[Rows from a dataset of charts and code]

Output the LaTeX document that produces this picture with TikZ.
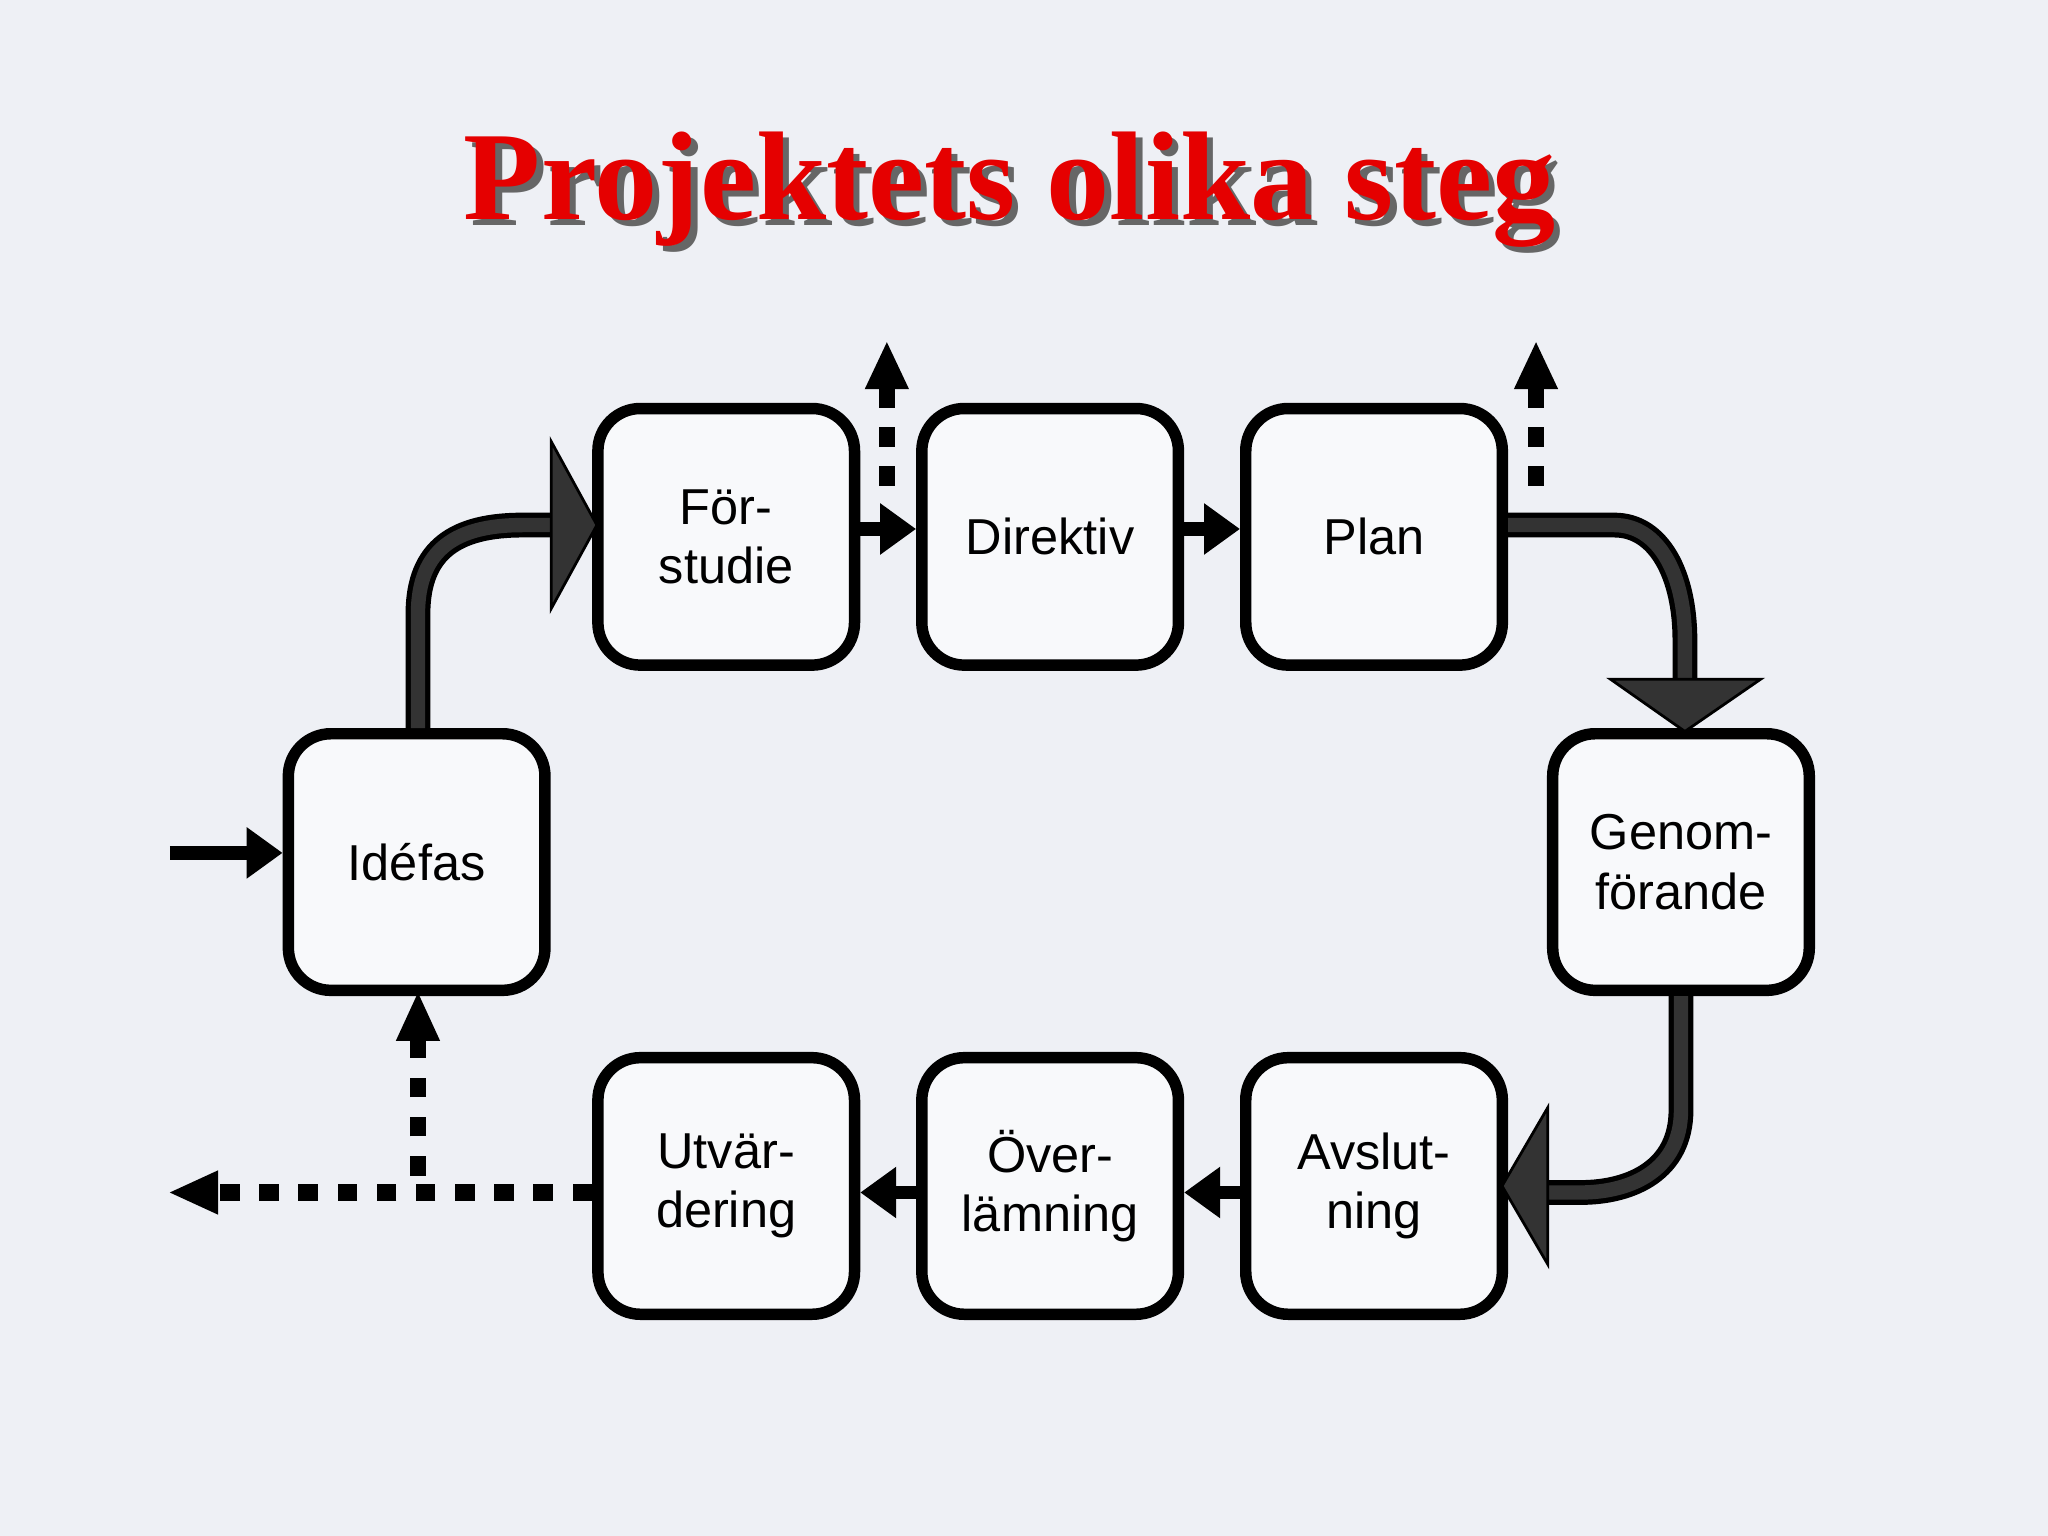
\documentclass[tikz,border=0pt]{standalone}
\usepackage{fontspec}
\setmainfont{Liberation Sans}
\newfontfamily\titlefont{Liberation Serif}
\begin{document}
\begin{tikzpicture}[x=0.02cm,y=-0.02cm,
  box/.style={draw=black,line width=5pt,rounded corners=0.65cm,fill=white!60!bgc,minimum width=3.93cm,minimum height=3.93cm,align=center,font=\fontsize{22}{26}\selectfont,inner sep=0pt},
  small/.style={line width=6pt,-{Triangle[length=0.55cm,width=0.75cm]}},
  dots/.style={line width=7pt,dash pattern=on 0.3cm off 0.3cm},
  dhead/.style={fill=black},
  shaft/.style={line width=0.38cm,black},
  shaftin/.style={line width=0.22cm,color=darkg},
  bighead/.style={fill=darkg,draw=black,line width=1.2pt}]
\usetikzlibrary{arrows.meta}
\definecolor{bgc}{HTML}{EEF0F5}
\definecolor{darkg}{HTML}{333333}
\fill[bgc] (0,0) rectangle (1568,1176);
\node[font=\titlefont\bfseries\fontsize{55}{60}\selectfont,text=black!60] at (778,150) {Projektets olika steg};
\node[font=\titlefont\bfseries\fontsize{55}{60}\selectfont,text=red!90!black] (title) at (773,145) {Projektets olika steg};
\node[box] (fs) at (556,411) {För-\\studie};
\node[box] (di) at (804,411) {Direktiv};
\node[box] (pl) at (1052,411) {Plan};
\node[box] (id) at (319,660) {Idéfas};
\node[box] (ge) at (1287,660) {Genom-\\förande};
\node[box] (ut) at (556,908) {Utvär-\\dering};
\node[box] (ov) at (804,908) {Över-\\lämning};
\node[box] (av) at (1052,908) {Avslut-\\ning};
\draw[small] (fs.east|-0,405) -- (di.west|-0,405);
\draw[small] (di.east|-0,405) -- (pl.west|-0,405);
\draw[small] (av.west|-0,913) -- (ov.east|-0,913);
\draw[small] (ov.west|-0,913) -- (ut.east|-0,913);
\coordinate (in) at (130,653);
\draw[small] (in) -- (id.west|-in);
\coordinate (u1) at (679,296);
\coordinate (u2) at (1176,296);
\draw[dots] (679,372) -- (u1);
\fill[dhead] (662,298) -- (679,262) -- (696,298) -- cycle;
\draw[dots] (1176,372) -- (u2);
\fill[dhead] (1159,298) -- (1176,262) -- (1193,298) -- cycle;
\coordinate (l1) at (165,913);
\draw[dots] (ut.west|-0,913) -- (l1);
\fill[dhead] (167,896) -- (130,913) -- (167,930) -- cycle;
\coordinate (b1) at (320,795);
\draw[dots] (320,900) -- (b1);
\fill[dhead] (303,797) -- (320,760) -- (337,797) -- cycle;
\foreach \s in {shaft,shaftin}{
  \draw[\s] (id.north-|320,0) -- (320,470) .. controls (320,420) and (350,402) .. (400,402) -- (424,402);
  \draw[\s] (pl.east|-0,402) -- (1236,402) .. controls (1270,402) and (1290,440) .. (1290,490) -- (1290,522);
  \draw[\s] (ge.south-|1287,0) -- (1287,850) .. controls (1287,895) and (1250,913) .. (1210,913) -- (1184,913);
}
\draw[bighead] (422,338) -- (457,402) -- (422,466) -- cycle;
\draw[bighead] (1233,520) -- (1348,520) -- (1290,560) -- cycle;
\draw[bighead] (1185,848) -- (1150,908) -- (1185,968) -- cycle;
\end{tikzpicture}
\end{document}
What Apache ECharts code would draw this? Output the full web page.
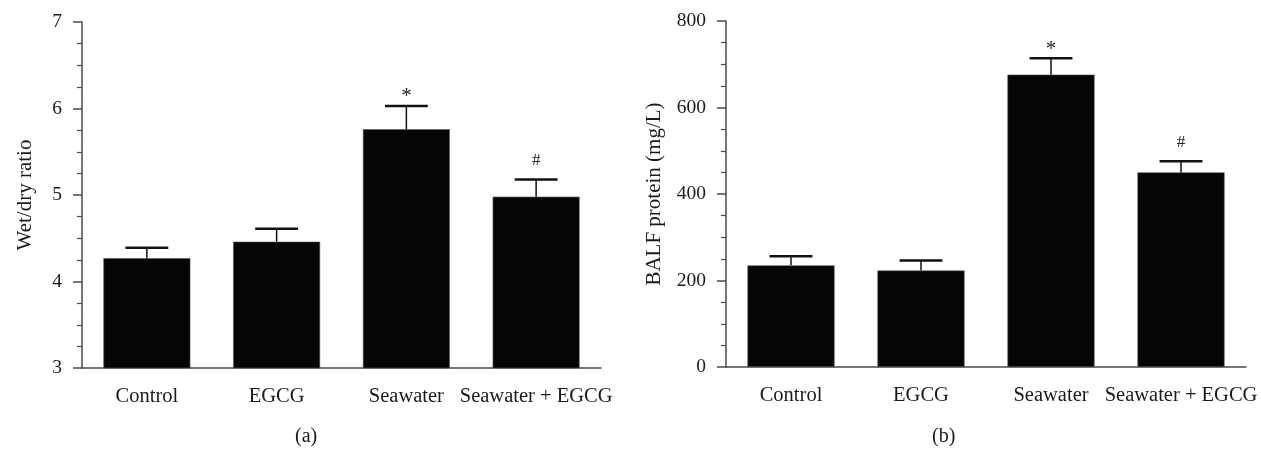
<!DOCTYPE html>
<html>
<head>
<meta charset="utf-8">
<script src="https://cdn.jsdelivr.net/npm/echarts@6/dist/echarts.min.js"></script>
<style>
html,body{margin:0;padding:0;background:#fff;}
#chart{width:1261px;height:451px;}
</style>
</head>
<body>
<div id="chart"></div>
<script>
const categories = ['Control', 'EGCG', 'Seawater', 'Seawater + EGCG'];
const wetDryValues = [4.27, 4.46, 5.76, 4.98];
const wetDryErrors = [0.12, 0.15, 0.27, 0.20];
const balfValues = [235, 223, 676, 450];
const balfErrors = [21, 23, 38, 26];
const wetDryMarkers = ['', '', '*', '#'];
const balfMarkers = ['', '', '*', '#'];
const panelLabels = ['(a)', '(b)'];

const FONT = '"Liberation Serif", "DejaVu Serif", serif';
const TXT = '#1a1a1a';
const AX = '#4a4a4a';

function errData(vals, errs) {
  return vals.map((v, i) => [i, v, errs[i]]);
}

function errRender(params, api) {
  const x = api.value(0);
  const v = api.value(1);
  const e = api.value(2);
  const p0 = api.coord([x, v]);
  const p1 = api.coord([x, v + e]);
  const half = api.size([1, 0])[0] * 0.165;
  return {type: 'group', children: [
    {type: 'line', shape: {x1: p0[0], y1: p0[1], x2: p1[0], y2: p1[1]}, style: {stroke: '#111', lineWidth: 1.5}},
    {type: 'line', shape: {x1: p1[0] - half, y1: p1[1], x2: p1[0] + half, y2: p1[1]}, style: {stroke: '#111', lineWidth: 2.5}}
  ]};
}

function markRender(marks) {
  return function (params, api) {
    const x = api.value(0);
    const top = api.value(1) + api.value(2);
    const p = api.coord([x, top]);
    const m = marks[params.dataIndex];
    if (!m) return null;
    const off = m === '*' ? 9 : 19;
    return {
      type: 'text',
      style: {text: m, x: p[0], y: p[1] - off, align: 'center', verticalAlign: 'middle',
              font: (m === '*' ? '21px ' : '17px ') + FONT, fill: '#222'}
    };
  };
}

const catAxis = (gi) => ({
  type: 'category', gridIndex: gi, data: categories,
  axisLine: {lineStyle: {color: AX, width: 1.5}},
  axisTick: {alignWithLabel: true, length: 9, lineStyle: {color: AX, width: 1.5}},
  axisLabel: {color: TXT, fontFamily: FONT, fontSize: 20.5, margin: 18, interval: 0}
});

const valAxis = (gi, min, max, interval, name, gap) => ({
  type: 'value', gridIndex: gi, min: min, max: max, interval: interval,
  name: name, nameLocation: 'middle', nameGap: gap,
  nameTextStyle: {color: TXT, fontFamily: FONT, fontSize: 21},
  axisLine: {show: true, lineStyle: {color: AX, width: 1.5}},
  axisTick: {show: true, length: 9, lineStyle: {color: AX, width: 1.5}},
  minorTick: {show: true, splitNumber: 4, length: 5, lineStyle: {color: AX, width: 1.2}},
  splitLine: {show: false},
  axisLabel: {color: TXT, fontFamily: FONT, fontSize: 19.5, margin: 20}
});

const chart = echarts.init(document.getElementById('chart'), null, {renderer: 'canvas'});
chart.setOption({
  backgroundColor: '#fff',
  animation: false,
  grid: [
    {left: 82, right: 660, top: 22, bottom: 83},
    {left: 726, right: 15, top: 21, bottom: 84}
  ],
  xAxis: [catAxis(0), catAxis(1)],
  yAxis: [
    valAxis(0, 3, 7, 1, 'Wet/dry ratio', 46),
    valAxis(1, 0, 800, 200, 'BALF protein (mg/L)', 61)
  ],
  graphic: [
    {type: 'text', left: 308 - 13, top: 427, style: {text: panelLabels[0], font: '20px ' + FONT, fill: TXT}},
    {type: 'text', left: 945 - 13, top: 427, style: {text: panelLabels[1], font: '20px ' + FONT, fill: TXT}}
  ],
  series: [
    {type: 'bar', xAxisIndex: 0, yAxisIndex: 0, data: wetDryValues, barWidth: '67%',
     itemStyle: {color: '#050505', borderColor: '#555', borderWidth: 0.6}},
    {type: 'custom', xAxisIndex: 0, yAxisIndex: 0, data: errData(wetDryValues, wetDryErrors),
     renderItem: errRender, z: 3},
    {type: 'custom', xAxisIndex: 0, yAxisIndex: 0, data: errData(wetDryValues, wetDryErrors),
     renderItem: markRender(wetDryMarkers), z: 3, clip: false},
    {type: 'bar', xAxisIndex: 1, yAxisIndex: 1, data: balfValues, barWidth: '67%',
     itemStyle: {color: '#050505', borderColor: '#555', borderWidth: 0.6}},
    {type: 'custom', xAxisIndex: 1, yAxisIndex: 1, data: errData(balfValues, balfErrors),
     renderItem: errRender, z: 3},
    {type: 'custom', xAxisIndex: 1, yAxisIndex: 1, data: errData(balfValues, balfErrors),
     renderItem: markRender(balfMarkers), z: 3, clip: false}
  ]
});
</script>
</body>
</html>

Brief
List the lines of the material in which the word "Output" occurs.

Right answer
Output the LaTeX document that produces this picture with TikZ.
What Apache ECharts code would draw this? Output the full web page.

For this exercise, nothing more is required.